Keyword(s): Sub-theme 17: Climate change, impacts and adaptation,
Oral:
Abstract

Whilst society will experience the consequences of climate change in many ways, the most obvious will be in the water cycle on which we all depend. Changes in the frequency and intensity of weather events, the consequent impacts on water quantity and quality present challenges to our sector. It is imperative we understand and take appropriate steps to secure a resilient service.

Over the past decade, the collaborative research body UK Water Industry Research Ltd, which acts on behalf of all UK water companies, has studied and developed tools to understand and plan for climate change. For the past 6 years the climate programme has been led by Scottish Water.

The work provides analysis and insight into the range of challenges that climate change may present to water services. This encompasses water resources, water quality, impact on water in supply, through to drainage risks, temperature impacts on treatment and asset deterioration.

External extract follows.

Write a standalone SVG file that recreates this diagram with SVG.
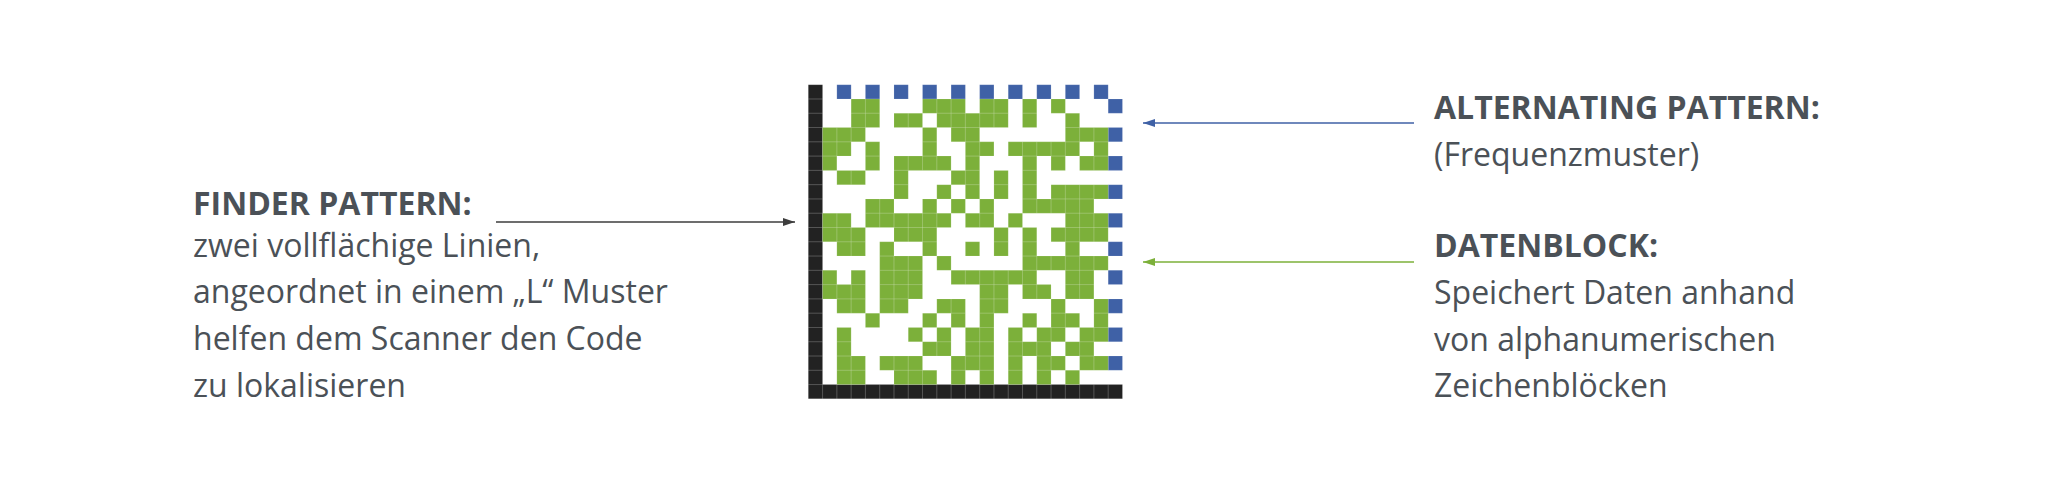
<svg xmlns="http://www.w3.org/2000/svg" width="2048" height="490" viewBox="0 0 2048 490">
<style>
.t{font-family:"Open Sans","Noto Sans","Liberation Sans",sans-serif;font-size:32px;fill:#4b5157}
.h{font-weight:700}
.cell{stroke:#ffffff;stroke-opacity:0.18;stroke-width:0.05}
.k{fill:#222222}.b{fill:#3f61a6}.g{fill:#7cb03a}
.ln{fill:none;stroke-width:1.4}
</style>
<defs>
<marker id="ak" markerUnits="userSpaceOnUse" markerWidth="13" markerHeight="9" refX="12" refY="4" orient="auto"><path d="M0 0L12 4L0 8z" fill="#3d3d3d"/></marker>
<marker id="ab" markerUnits="userSpaceOnUse" markerWidth="13" markerHeight="9" refX="12" refY="4" orient="auto"><path d="M0 0L12 4L0 8z" fill="#3f61a6"/></marker>
<marker id="ag" markerUnits="userSpaceOnUse" markerWidth="13" markerHeight="9" refX="12" refY="4" orient="auto"><path d="M0 0L12 4L0 8z" fill="#7cb03a"/></marker>
</defs>
<rect width="2048" height="490" fill="#ffffff"/>
<g id="datamatrix" transform="translate(808.3 84.7) scale(14.28)">
<path class="cell k" d="M0 0h1v1h-1zM0 1h1v1h-1zM0 2h1v1h-1zM0 3h1v1h-1zM0 4h1v1h-1zM0 5h1v1h-1zM0 6h1v1h-1zM0 7h1v1h-1zM0 8h1v1h-1zM0 9h1v1h-1zM0 10h1v1h-1zM0 11h1v1h-1zM0 12h1v1h-1zM0 13h1v1h-1zM0 14h1v1h-1zM0 15h1v1h-1zM0 16h1v1h-1zM0 17h1v1h-1zM0 18h1v1h-1zM0 19h1v1h-1zM0 20h1v1h-1zM0 21h1v1h-1zM1 21h1v1h-1zM2 21h1v1h-1zM3 21h1v1h-1zM4 21h1v1h-1zM5 21h1v1h-1zM6 21h1v1h-1zM7 21h1v1h-1zM8 21h1v1h-1zM9 21h1v1h-1zM10 21h1v1h-1zM11 21h1v1h-1zM12 21h1v1h-1zM13 21h1v1h-1zM14 21h1v1h-1zM15 21h1v1h-1zM16 21h1v1h-1zM17 21h1v1h-1zM18 21h1v1h-1zM19 21h1v1h-1zM20 21h1v1h-1zM21 21h1v1h-1z"/>
<path class="cell b" d="M2 0h1v1h-1zM4 0h1v1h-1zM6 0h1v1h-1zM8 0h1v1h-1zM10 0h1v1h-1zM12 0h1v1h-1zM14 0h1v1h-1zM16 0h1v1h-1zM18 0h1v1h-1zM20 0h1v1h-1zM21 1h1v1h-1zM21 3h1v1h-1zM21 5h1v1h-1zM21 7h1v1h-1zM21 9h1v1h-1zM21 11h1v1h-1zM21 13h1v1h-1zM21 15h1v1h-1zM21 17h1v1h-1zM21 19h1v1h-1z"/>
<path class="cell g" d="M3 1h1v1h-1zM4 1h1v1h-1zM8 1h1v1h-1zM9 1h1v1h-1zM10 1h1v1h-1zM12 1h1v1h-1zM13 1h1v1h-1zM15 1h1v1h-1zM17 1h1v1h-1z
M3 2h1v1h-1zM4 2h1v1h-1zM6 2h1v1h-1zM7 2h1v1h-1zM9 2h1v1h-1zM10 2h1v1h-1zM11 2h1v1h-1zM12 2h1v1h-1zM13 2h1v1h-1zM15 2h1v1h-1zM18 2h1v1h-1z
M1 3h1v1h-1zM2 3h1v1h-1zM3 3h1v1h-1zM8 3h1v1h-1zM10 3h1v1h-1zM11 3h1v1h-1zM18 3h1v1h-1zM19 3h1v1h-1zM20 3h1v1h-1z
M1 4h1v1h-1zM2 4h1v1h-1zM4 4h1v1h-1zM8 4h1v1h-1zM11 4h1v1h-1zM12 4h1v1h-1zM14 4h1v1h-1zM15 4h1v1h-1zM16 4h1v1h-1zM17 4h1v1h-1zM18 4h1v1h-1zM20 4h1v1h-1z
M1 5h1v1h-1zM4 5h1v1h-1zM6 5h1v1h-1zM7 5h1v1h-1zM8 5h1v1h-1zM9 5h1v1h-1zM11 5h1v1h-1zM15 5h1v1h-1zM17 5h1v1h-1zM19 5h1v1h-1zM20 5h1v1h-1z
M2 6h1v1h-1zM3 6h1v1h-1zM6 6h1v1h-1zM10 6h1v1h-1zM11 6h1v1h-1zM13 6h1v1h-1zM15 6h1v1h-1z
M6 7h1v1h-1zM9 7h1v1h-1zM11 7h1v1h-1zM13 7h1v1h-1zM15 7h1v1h-1zM17 7h1v1h-1zM18 7h1v1h-1zM19 7h1v1h-1zM20 7h1v1h-1z
M4 8h1v1h-1zM5 8h1v1h-1zM8 8h1v1h-1zM10 8h1v1h-1zM12 8h1v1h-1zM15 8h1v1h-1zM16 8h1v1h-1zM17 8h1v1h-1zM18 8h1v1h-1zM19 8h1v1h-1z
M1 9h1v1h-1zM2 9h1v1h-1zM4 9h1v1h-1zM5 9h1v1h-1zM6 9h1v1h-1zM7 9h1v1h-1zM8 9h1v1h-1zM9 9h1v1h-1zM11 9h1v1h-1zM12 9h1v1h-1zM14 9h1v1h-1zM18 9h1v1h-1zM19 9h1v1h-1zM20 9h1v1h-1z
M1 10h1v1h-1zM2 10h1v1h-1zM3 10h1v1h-1zM6 10h1v1h-1zM7 10h1v1h-1zM8 10h1v1h-1zM13 10h1v1h-1zM15 10h1v1h-1zM17 10h1v1h-1zM18 10h1v1h-1zM19 10h1v1h-1zM20 10h1v1h-1z
M2 11h1v1h-1zM3 11h1v1h-1zM5 11h1v1h-1zM8 11h1v1h-1zM11 11h1v1h-1zM13 11h1v1h-1zM15 11h1v1h-1zM18 11h1v1h-1z
M5 12h1v1h-1zM6 12h1v1h-1zM7 12h1v1h-1zM9 12h1v1h-1zM15 12h1v1h-1zM16 12h1v1h-1zM17 12h1v1h-1zM18 12h1v1h-1zM19 12h1v1h-1zM20 12h1v1h-1z
M1 13h1v1h-1zM3 13h1v1h-1zM5 13h1v1h-1zM6 13h1v1h-1zM7 13h1v1h-1zM10 13h1v1h-1zM11 13h1v1h-1zM12 13h1v1h-1zM13 13h1v1h-1zM14 13h1v1h-1zM15 13h1v1h-1zM18 13h1v1h-1zM19 13h1v1h-1z
M1 14h1v1h-1zM2 14h1v1h-1zM3 14h1v1h-1zM5 14h1v1h-1zM6 14h1v1h-1zM7 14h1v1h-1zM12 14h1v1h-1zM13 14h1v1h-1zM15 14h1v1h-1zM16 14h1v1h-1zM18 14h1v1h-1zM19 14h1v1h-1z
M2 15h1v1h-1zM3 15h1v1h-1zM5 15h1v1h-1zM6 15h1v1h-1zM9 15h1v1h-1zM10 15h1v1h-1zM12 15h1v1h-1zM13 15h1v1h-1zM17 15h1v1h-1zM20 15h1v1h-1z
M4 16h1v1h-1zM8 16h1v1h-1zM10 16h1v1h-1zM12 16h1v1h-1zM15 16h1v1h-1zM17 16h1v1h-1zM18 16h1v1h-1zM20 16h1v1h-1z
M2 17h1v1h-1zM7 17h1v1h-1zM9 17h1v1h-1zM11 17h1v1h-1zM12 17h1v1h-1zM14 17h1v1h-1zM16 17h1v1h-1zM17 17h1v1h-1zM19 17h1v1h-1zM20 17h1v1h-1z
M2 18h1v1h-1zM8 18h1v1h-1zM9 18h1v1h-1zM11 18h1v1h-1zM12 18h1v1h-1zM14 18h1v1h-1zM15 18h1v1h-1zM16 18h1v1h-1zM18 18h1v1h-1zM19 18h1v1h-1z
M2 19h1v1h-1zM3 19h1v1h-1zM5 19h1v1h-1zM6 19h1v1h-1zM7 19h1v1h-1zM10 19h1v1h-1zM11 19h1v1h-1zM12 19h1v1h-1zM14 19h1v1h-1zM16 19h1v1h-1zM17 19h1v1h-1zM19 19h1v1h-1zM20 19h1v1h-1z
M2 20h1v1h-1zM3 20h1v1h-1zM6 20h1v1h-1zM7 20h1v1h-1zM8 20h1v1h-1zM10 20h1v1h-1zM12 20h1v1h-1zM14 20h1v1h-1zM16 20h1v1h-1zM18 20h1v1h-1z"/>
</g>
<g id="connectors">
<line class="ln" x1="496" y1="222" x2="795" y2="222" stroke="#3d3d3d" marker-end="url(#ak)"/>
<line class="ln" x1="1414" y1="123" x2="1143" y2="123" stroke="#3f61a6" marker-end="url(#ab)"/>
<line class="ln" x1="1414" y1="262" x2="1143" y2="262" stroke="#7cb03a" marker-end="url(#ag)"/>
</g>
<g id="finder-label">
<text class="t h" x="193" y="215">FINDER PATTERN:</text>
<text class="t" x="193" y="257">zwei vollflächige Linien,</text>
<text class="t" x="193" y="303">angeordnet in einem „L“ Muster</text>
<text class="t" x="193" y="350">helfen dem Scanner den Code</text>
<text class="t" x="193" y="397">zu lokalisieren</text>
</g>
<g id="alternating-label">
<text class="t h" x="1434" y="119">ALTERNATING PATTERN:</text>
<text class="t" x="1434" y="166">(Frequenzmuster)</text>
</g>
<g id="datenblock-label">
<text class="t h" x="1434" y="257">DATENBLOCK:</text>
<text class="t" x="1434" y="304">Speichert Daten anhand</text>
<text class="t" x="1434" y="351">von alphanumerischen</text>
<text class="t" x="1434" y="397">Zeichenblöcken</text>
</g>
</svg>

Interdependencies across sectors of the economy must also be recognised in developing adaptation strategies. There has been extensive work to understand the UK's climate projections and to develop tools to integrate this within water resource modelling techniques on which all water companies rely. This has enabled water companies to develop and plan for a range of climate scenarios and their consequences for water resources.

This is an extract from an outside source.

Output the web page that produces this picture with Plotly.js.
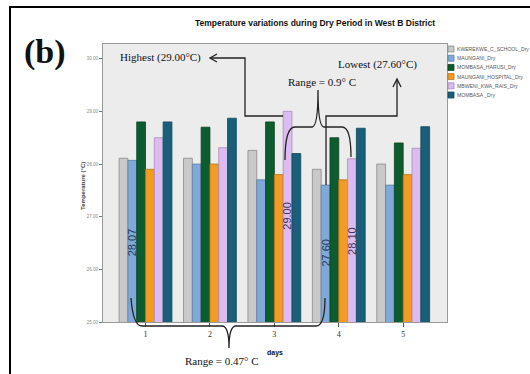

With respect to wastewater and sewerage there remain significant challenges to integrate climate models. Drainage flows are impacted by a range of environmental and land use changes, and rely on long established rainfall time series that offer probabilities for rainfall intensity and duration across the year. Novel techniques are being developed to apply climate projections to such models, and enable companies to more confidently use in drainage planning.

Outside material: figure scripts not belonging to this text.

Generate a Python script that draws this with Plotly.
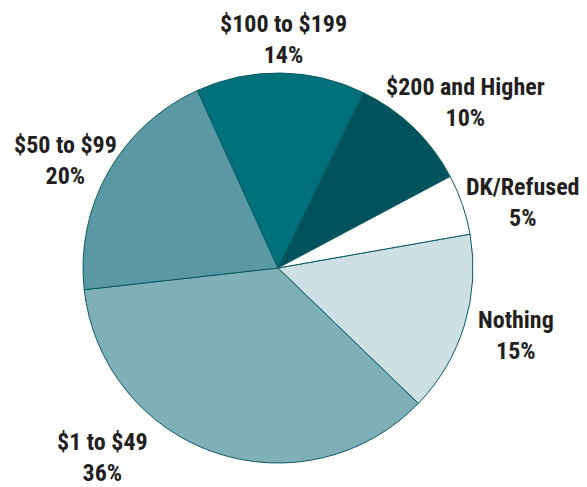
import plotly.graph_objects as go

labels = ["Nothing", "$1 to $49", "$50 to $99", "$100 to $199", "$200 and Higher", "DK/Refused"]
values = [15, 36, 20, 14, 10, 5]
colors = ["#cde0e3", "#7fb0b8", "#5a99a3", "#00717b", "#00535c", "#ffffff"]

# label anchor positions in window pixels (centre of the two-line label)
label_px = [(516, 335), (102, 457), (65, 160), (283, 39), (465, 102), (523, 202)]

OFF = 8  # default page body margin
W, H = 587 - OFF, 487 - OFF
cx, cy, r = 278 - OFF, 268 - OFF, 195

fig = go.Figure(go.Pie(
    labels=labels, values=values, sort=False, direction="clockwise",
    rotation=80, textinfo="none", hoverinfo="label+percent",
    marker=dict(colors=colors, line=dict(color="#0b5a63", width=1)),
    domain=dict(x=[(cx - r) / W, (cx + r) / W], y=[(H - cy - r) / H, (H - cy + r) / H]),
    showlegend=False,
))

for lab, v, (px, py) in zip(labels, values, label_px):
    fig.add_annotation(
        x=(px - OFF) / W, y=1 - (py - OFF) / H, xref="paper", yref="paper",
        text=f"{lab}<br>{v}%", showarrow=False, align="center",
        font=dict(family="Roboto Condensed, DejaVu Sans Condensed, sans-serif", size=24,
                  color="#231f20", weight="bold"),
        xanchor="center", yanchor="middle",
    )

fig.update_layout(width=W, height=H, margin=dict(l=0, r=0, t=0, b=0),
                  paper_bgcolor="white", plot_bgcolor="white")
fig.write_html("out.html")
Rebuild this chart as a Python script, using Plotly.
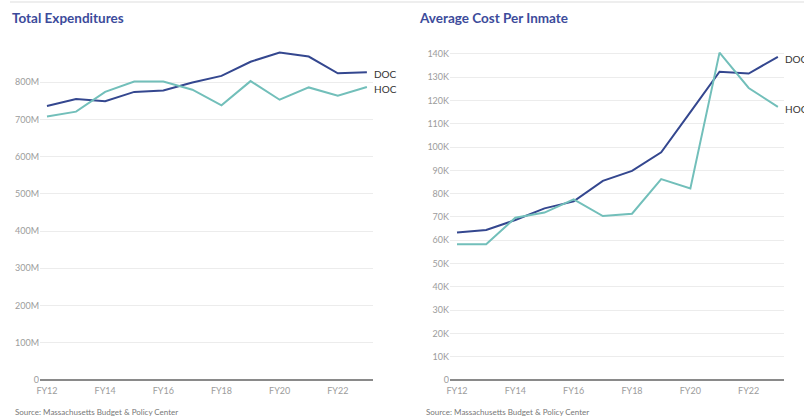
import plotly.graph_objects as go

years = [12, 13, 14, 15, 16, 17, 18, 19, 20, 21, 22, 23]
tick_years = [12, 14, 16, 18, 20, 22]
tick_labels = ["FY12", "FY14", "FY16", "FY18", "FY20", "FY22"]

# Total expenditures (millions of dollars)
doc_exp = [736, 755, 749, 774, 778, 799, 817, 855, 880, 869, 824, 827]
hoc_exp = [708, 721, 774, 802, 802, 780, 738, 803, 753, 786, 764, 787]

# Average cost per inmate (thousands of dollars)
doc_cost = [63.3, 64.4, 68.7, 73.7, 76.7, 85.5, 89.8, 97.8, 115.0, 132.4, 131.6, 138.8]
hoc_cost = [58.3, 58.3, 69.7, 71.9, 77.6, 70.4, 71.4, 86.3, 82.3, 140.6, 125.4, 117.3]

exp_ticks = [0, 100, 200, 300, 400, 500, 600, 700, 800]
exp_labels = ["0", "100M", "200M", "300M", "400M", "500M", "600M", "700M", "800M"]
cost_ticks = [0, 10, 20, 30, 40, 50, 60, 70, 80, 90, 100, 110, 120, 130, 140]
cost_labels = ["0"] + [f"{v}K" for v in cost_ticks[1:]]

DOC_C = "#34478f"
HOC_C = "#72bfba"
W, H = 804, 419

fig = go.Figure()
fig.add_trace(go.Scatter(x=years, y=doc_exp, mode="lines", line=dict(color=DOC_C, width=2),
                         xaxis="x", yaxis="y", name="DOC", hoverinfo="skip"))
fig.add_trace(go.Scatter(x=years, y=hoc_exp, mode="lines", line=dict(color=HOC_C, width=2),
                         xaxis="x", yaxis="y", name="HOC", hoverinfo="skip"))
fig.add_trace(go.Scatter(x=years, y=doc_cost, mode="lines", line=dict(color=DOC_C, width=2),
                         xaxis="x2", yaxis="y2", name="DOC", hoverinfo="skip"))
fig.add_trace(go.Scatter(x=years, y=hoc_cost, mode="lines", line=dict(color=HOC_C, width=2),
                         xaxis="x2", yaxis="y2", name="HOC", hoverinfo="skip"))

y0 = (H - 380) / H
xr = [11.76, 23.21]
tickfont = dict(family="Lato, sans-serif", size=9, color="#9c9c9c")

xcommon = dict(range=xr, tickvals=tick_years, ticktext=tick_labels, showgrid=False,
               zeroline=False, showline=False, ticks="", tickfont=tickfont, fixedrange=True,
               automargin=False, ticklabelstandoff=4)
ycommon = dict(showgrid=True, gridcolor="#ececec", gridwidth=1, zeroline=True,
               zerolinecolor="#8a8a8a", zerolinewidth=2, showline=False, ticks="",
               tickfont=tickfont, fixedrange=True, automargin=False)

fig.update_layout(
    width=W, height=H,
    margin=dict(l=0, r=0, t=0, b=0, pad=0, autoexpand=False),
    paper_bgcolor="white", plot_bgcolor="white",
    showlegend=False,
    xaxis=dict(domain=[40 / W, 373 / W], anchor="y", **xcommon),
    yaxis=dict(domain=[y0, (H - 45) / H], anchor="x", range=[0, 900],
               tickvals=exp_ticks, ticktext=exp_labels, **ycommon),
    xaxis2=dict(domain=[450 / W, 784 / W], anchor="y2", **xcommon),
    yaxis2=dict(domain=[y0, (H - 30.7) / H], anchor="x2", range=[0, 150],
                tickvals=cost_ticks, ticktext=cost_labels, **ycommon),
)

title_font = dict(family="Lato, sans-serif", size=13.5, color="#3c4b9b")
fig.add_annotation(text="<b>Total Expenditures</b>", xref="paper", yref="paper",
                   x=10 / W, y=(H - 18) / H, xanchor="left", yanchor="middle",
                   showarrow=False, font=title_font)
fig.add_annotation(text="<b>Average Cost Per Inmate</b>", xref="paper", yref="paper",
                   x=417 / W, y=(H - 18) / H, xanchor="left", yanchor="middle",
                   showarrow=False, font=title_font)

src_font = dict(family="Lato, sans-serif", size=8, color="#777777")
for xpos in (13, 424):
    fig.add_annotation(text="Source: Massachusetts Budget &amp; Policy Center", xref="paper",
                       yref="paper", x=xpos / W, y=(H - 412) / H, xanchor="left",
                       yanchor="middle", showarrow=False, font=src_font)

lab_font = dict(family="Lato, sans-serif", size=10, color="#333333")
for xa, ya, series, name in (("x", "y", doc_exp, "DOC"), ("x", "y", hoc_exp, "HOC"),
                             ("x2", "y2", doc_cost, "DOC"), ("x2", "y2", hoc_cost, "HOC")):
    fig.add_annotation(text=name, xref=xa, yref=ya, x=years[-1], y=series[-1],
                       xanchor="left", yanchor="middle", xshift=5, yshift=-2,
                       showarrow=False, font=lab_font)

fig.add_shape(type="line", xref="paper", yref="paper", x0=10 / W, x1=1, y0=(H - 2) / H,
              y1=(H - 2) / H, line=dict(color="#dddddd", width=1))

fig.write_html("out.html", config={"displayModeBar": False, "staticPlot": True},
               post_script="document.body.style.margin='0';document.body.style.overflow='hidden';")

Scottish Water has benefited from applying these approaches and is focused on investing to deliver a service that is resilient to climate change. In addition to the use of models, it is imperative that we undertake increased monitoring of the environment and how it may change, covering water resource quantity and quality, and drainage flows. This will enable us to better understand change and to make the appropriate interventions at the right time to secure a resilient service.